/---

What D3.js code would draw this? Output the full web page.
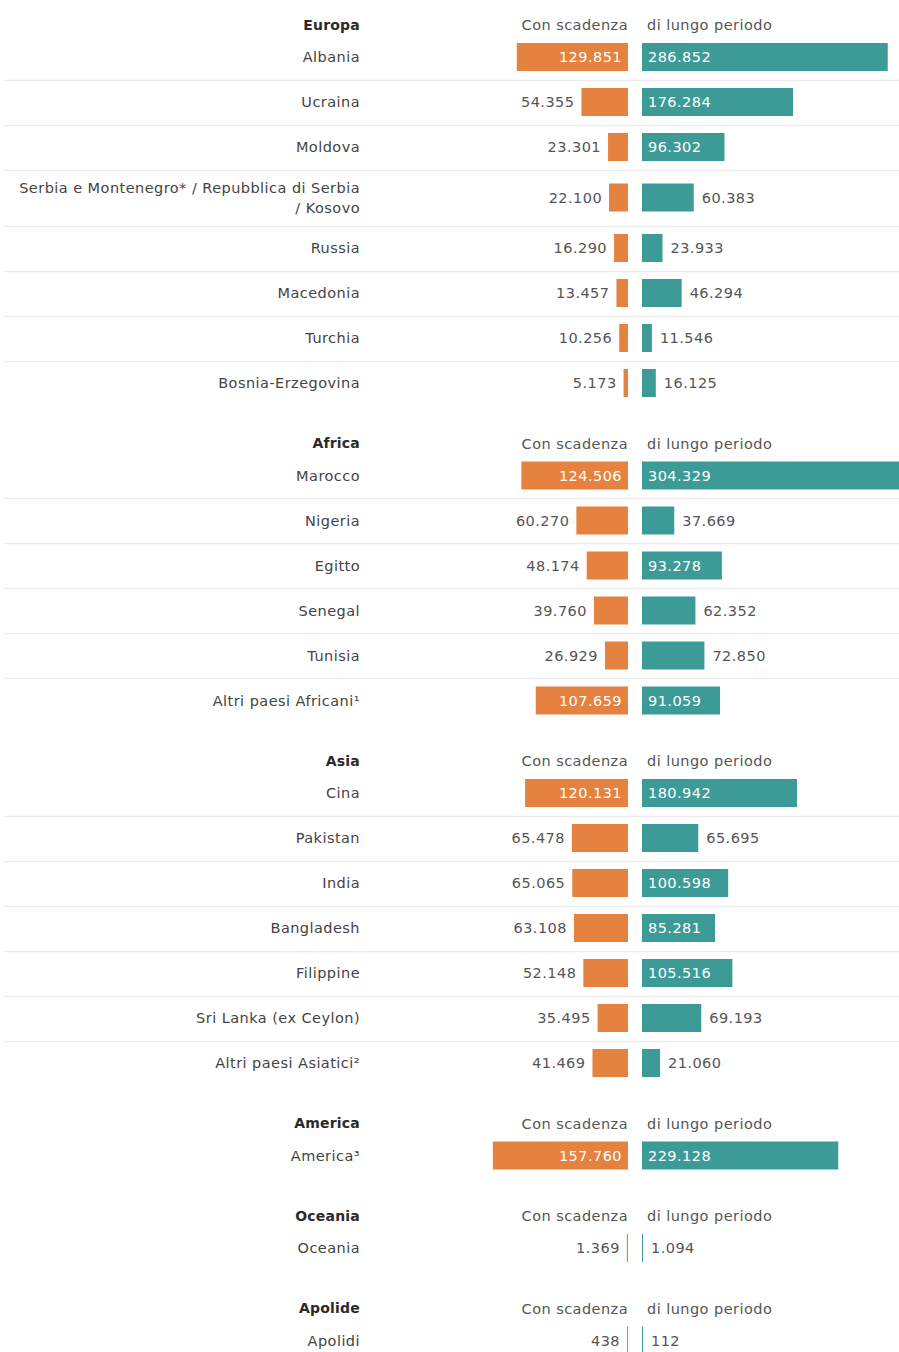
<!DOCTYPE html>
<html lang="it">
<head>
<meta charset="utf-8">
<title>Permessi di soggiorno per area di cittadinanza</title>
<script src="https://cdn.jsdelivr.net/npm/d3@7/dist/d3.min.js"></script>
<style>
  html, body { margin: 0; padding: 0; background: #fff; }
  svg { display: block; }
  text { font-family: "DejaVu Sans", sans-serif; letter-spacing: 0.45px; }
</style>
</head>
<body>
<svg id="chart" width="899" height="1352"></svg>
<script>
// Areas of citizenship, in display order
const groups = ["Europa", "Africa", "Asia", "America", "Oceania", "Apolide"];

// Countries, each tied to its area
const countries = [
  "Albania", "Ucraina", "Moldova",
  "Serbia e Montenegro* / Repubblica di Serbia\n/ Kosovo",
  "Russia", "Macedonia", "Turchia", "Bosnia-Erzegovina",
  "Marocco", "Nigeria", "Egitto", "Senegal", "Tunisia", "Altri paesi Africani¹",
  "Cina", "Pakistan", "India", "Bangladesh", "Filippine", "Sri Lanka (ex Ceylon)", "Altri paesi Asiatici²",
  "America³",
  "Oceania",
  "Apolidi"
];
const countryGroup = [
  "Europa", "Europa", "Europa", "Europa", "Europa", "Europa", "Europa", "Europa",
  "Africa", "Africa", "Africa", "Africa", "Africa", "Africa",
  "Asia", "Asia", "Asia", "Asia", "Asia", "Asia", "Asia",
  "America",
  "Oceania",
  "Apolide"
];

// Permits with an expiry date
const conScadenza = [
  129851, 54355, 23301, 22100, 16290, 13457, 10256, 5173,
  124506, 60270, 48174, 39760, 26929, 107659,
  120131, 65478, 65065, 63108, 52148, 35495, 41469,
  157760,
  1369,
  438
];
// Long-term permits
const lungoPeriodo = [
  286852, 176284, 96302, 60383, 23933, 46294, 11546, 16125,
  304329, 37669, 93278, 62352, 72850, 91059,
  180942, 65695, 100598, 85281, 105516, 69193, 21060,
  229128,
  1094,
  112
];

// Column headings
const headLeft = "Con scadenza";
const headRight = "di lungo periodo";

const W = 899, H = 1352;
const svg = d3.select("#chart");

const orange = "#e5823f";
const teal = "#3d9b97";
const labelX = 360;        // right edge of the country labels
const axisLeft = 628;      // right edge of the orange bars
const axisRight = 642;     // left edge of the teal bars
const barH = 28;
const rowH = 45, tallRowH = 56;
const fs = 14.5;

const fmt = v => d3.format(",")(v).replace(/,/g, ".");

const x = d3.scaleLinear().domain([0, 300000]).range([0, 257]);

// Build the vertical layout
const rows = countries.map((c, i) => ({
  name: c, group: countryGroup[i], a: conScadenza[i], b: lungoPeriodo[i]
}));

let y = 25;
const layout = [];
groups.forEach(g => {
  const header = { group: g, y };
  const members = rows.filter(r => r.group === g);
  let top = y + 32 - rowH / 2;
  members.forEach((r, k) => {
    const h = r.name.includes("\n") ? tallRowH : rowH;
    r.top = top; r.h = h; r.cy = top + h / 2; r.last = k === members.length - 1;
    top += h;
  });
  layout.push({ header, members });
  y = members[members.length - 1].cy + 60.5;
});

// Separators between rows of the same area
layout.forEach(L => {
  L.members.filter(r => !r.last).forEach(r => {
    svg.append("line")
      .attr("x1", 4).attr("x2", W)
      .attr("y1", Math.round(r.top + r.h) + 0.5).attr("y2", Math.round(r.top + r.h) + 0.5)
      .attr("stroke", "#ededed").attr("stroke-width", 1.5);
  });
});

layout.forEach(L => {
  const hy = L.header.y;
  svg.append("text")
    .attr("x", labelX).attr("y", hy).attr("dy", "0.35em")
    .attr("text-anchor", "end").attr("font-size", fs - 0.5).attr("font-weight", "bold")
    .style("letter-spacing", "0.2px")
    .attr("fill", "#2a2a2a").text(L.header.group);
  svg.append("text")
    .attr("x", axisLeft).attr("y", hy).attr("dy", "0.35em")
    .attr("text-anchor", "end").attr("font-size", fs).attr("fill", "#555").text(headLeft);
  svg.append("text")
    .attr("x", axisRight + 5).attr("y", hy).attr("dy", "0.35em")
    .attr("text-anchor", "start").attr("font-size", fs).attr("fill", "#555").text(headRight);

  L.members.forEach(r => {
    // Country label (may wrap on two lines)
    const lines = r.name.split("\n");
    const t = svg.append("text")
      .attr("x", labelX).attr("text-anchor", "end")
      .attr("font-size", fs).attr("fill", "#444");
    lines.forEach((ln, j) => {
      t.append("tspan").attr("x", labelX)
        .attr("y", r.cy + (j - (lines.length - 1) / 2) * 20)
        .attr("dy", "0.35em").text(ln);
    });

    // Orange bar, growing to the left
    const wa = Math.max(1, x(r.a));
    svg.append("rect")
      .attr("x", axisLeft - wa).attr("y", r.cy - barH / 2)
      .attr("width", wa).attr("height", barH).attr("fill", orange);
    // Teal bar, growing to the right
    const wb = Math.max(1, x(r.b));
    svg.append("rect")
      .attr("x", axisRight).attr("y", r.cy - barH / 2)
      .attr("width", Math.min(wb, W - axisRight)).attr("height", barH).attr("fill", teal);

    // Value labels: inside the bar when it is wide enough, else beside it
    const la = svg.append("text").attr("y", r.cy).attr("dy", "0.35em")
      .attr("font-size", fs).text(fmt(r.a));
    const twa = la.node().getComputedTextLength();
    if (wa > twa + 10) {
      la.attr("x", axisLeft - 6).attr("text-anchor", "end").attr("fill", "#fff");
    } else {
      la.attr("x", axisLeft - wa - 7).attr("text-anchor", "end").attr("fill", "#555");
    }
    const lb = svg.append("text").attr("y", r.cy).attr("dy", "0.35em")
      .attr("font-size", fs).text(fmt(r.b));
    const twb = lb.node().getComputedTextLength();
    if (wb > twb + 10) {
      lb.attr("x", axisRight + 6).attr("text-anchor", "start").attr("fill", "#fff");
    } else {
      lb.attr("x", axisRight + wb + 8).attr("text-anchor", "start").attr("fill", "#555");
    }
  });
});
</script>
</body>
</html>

\---
/---

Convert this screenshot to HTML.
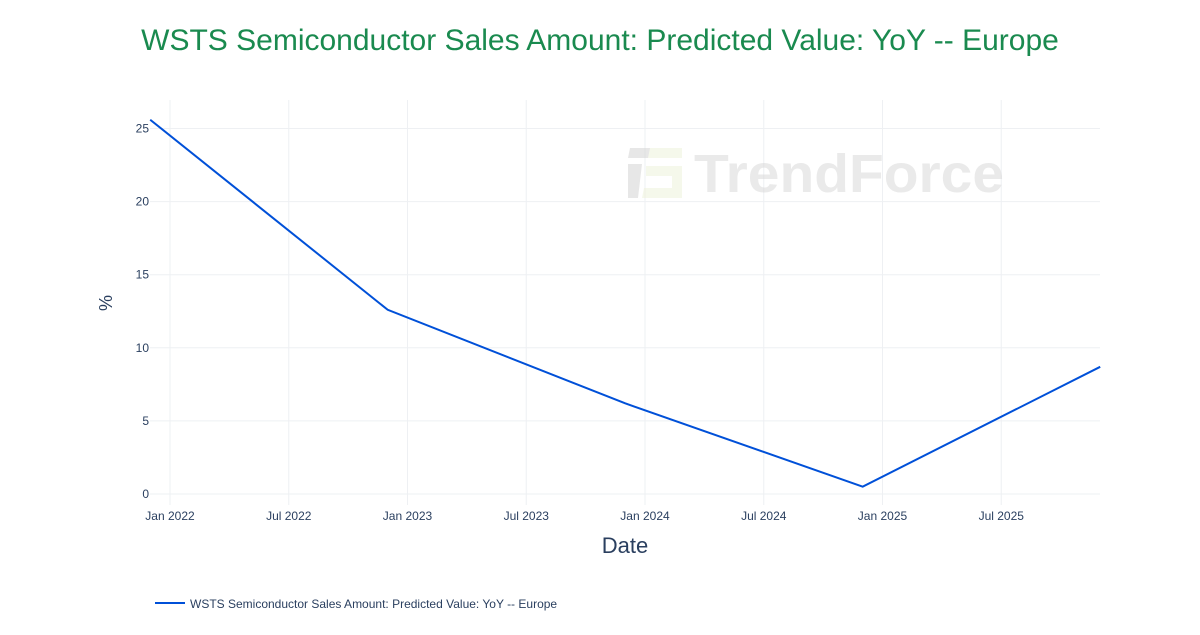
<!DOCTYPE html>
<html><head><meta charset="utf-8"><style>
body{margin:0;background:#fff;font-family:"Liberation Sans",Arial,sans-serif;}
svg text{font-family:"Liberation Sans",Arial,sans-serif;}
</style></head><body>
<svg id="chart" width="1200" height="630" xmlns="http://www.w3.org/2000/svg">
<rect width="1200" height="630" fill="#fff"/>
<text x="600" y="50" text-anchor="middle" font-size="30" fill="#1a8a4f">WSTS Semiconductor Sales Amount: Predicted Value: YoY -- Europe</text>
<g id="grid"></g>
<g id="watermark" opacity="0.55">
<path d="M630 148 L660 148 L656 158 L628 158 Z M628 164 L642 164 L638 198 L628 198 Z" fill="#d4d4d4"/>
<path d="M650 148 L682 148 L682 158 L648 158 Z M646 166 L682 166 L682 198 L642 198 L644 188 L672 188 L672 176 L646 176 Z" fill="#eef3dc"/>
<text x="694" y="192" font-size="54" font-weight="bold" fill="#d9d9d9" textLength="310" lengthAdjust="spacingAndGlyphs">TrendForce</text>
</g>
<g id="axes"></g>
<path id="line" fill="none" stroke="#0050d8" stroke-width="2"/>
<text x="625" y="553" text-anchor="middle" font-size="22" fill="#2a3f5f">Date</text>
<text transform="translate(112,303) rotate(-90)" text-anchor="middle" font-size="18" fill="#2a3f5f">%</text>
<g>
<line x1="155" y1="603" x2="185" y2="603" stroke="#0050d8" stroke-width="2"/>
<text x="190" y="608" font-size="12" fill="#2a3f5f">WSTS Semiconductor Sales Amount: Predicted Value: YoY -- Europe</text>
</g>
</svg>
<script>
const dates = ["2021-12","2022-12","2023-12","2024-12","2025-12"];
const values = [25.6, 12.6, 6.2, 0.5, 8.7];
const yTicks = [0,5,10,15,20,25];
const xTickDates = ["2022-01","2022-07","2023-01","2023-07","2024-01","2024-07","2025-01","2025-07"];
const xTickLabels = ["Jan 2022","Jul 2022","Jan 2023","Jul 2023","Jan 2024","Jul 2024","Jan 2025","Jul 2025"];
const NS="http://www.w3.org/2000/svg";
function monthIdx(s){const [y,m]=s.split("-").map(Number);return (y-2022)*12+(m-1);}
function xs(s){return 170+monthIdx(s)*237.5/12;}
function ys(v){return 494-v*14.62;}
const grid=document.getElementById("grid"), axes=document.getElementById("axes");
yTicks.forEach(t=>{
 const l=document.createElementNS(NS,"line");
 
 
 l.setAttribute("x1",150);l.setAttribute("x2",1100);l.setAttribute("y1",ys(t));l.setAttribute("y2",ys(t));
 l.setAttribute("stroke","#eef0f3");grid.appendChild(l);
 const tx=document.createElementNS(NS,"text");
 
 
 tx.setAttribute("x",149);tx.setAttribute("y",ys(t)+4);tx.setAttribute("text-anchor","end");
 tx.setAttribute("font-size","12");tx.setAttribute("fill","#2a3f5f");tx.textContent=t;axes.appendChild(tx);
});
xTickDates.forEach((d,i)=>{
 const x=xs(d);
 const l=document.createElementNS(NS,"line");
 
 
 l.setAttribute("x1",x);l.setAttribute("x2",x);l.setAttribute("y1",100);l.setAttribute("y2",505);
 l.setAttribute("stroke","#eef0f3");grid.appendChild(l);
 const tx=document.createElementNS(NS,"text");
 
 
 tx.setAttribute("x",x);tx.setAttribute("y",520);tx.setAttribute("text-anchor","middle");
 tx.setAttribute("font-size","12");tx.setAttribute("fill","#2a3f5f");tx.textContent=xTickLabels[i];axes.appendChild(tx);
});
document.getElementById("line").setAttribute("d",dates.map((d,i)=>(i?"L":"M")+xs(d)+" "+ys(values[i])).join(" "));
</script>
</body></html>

\---

• **Task directions**: Go through the material above and count the lines that include "this". Give the number alone.

• **Solved problem**: 2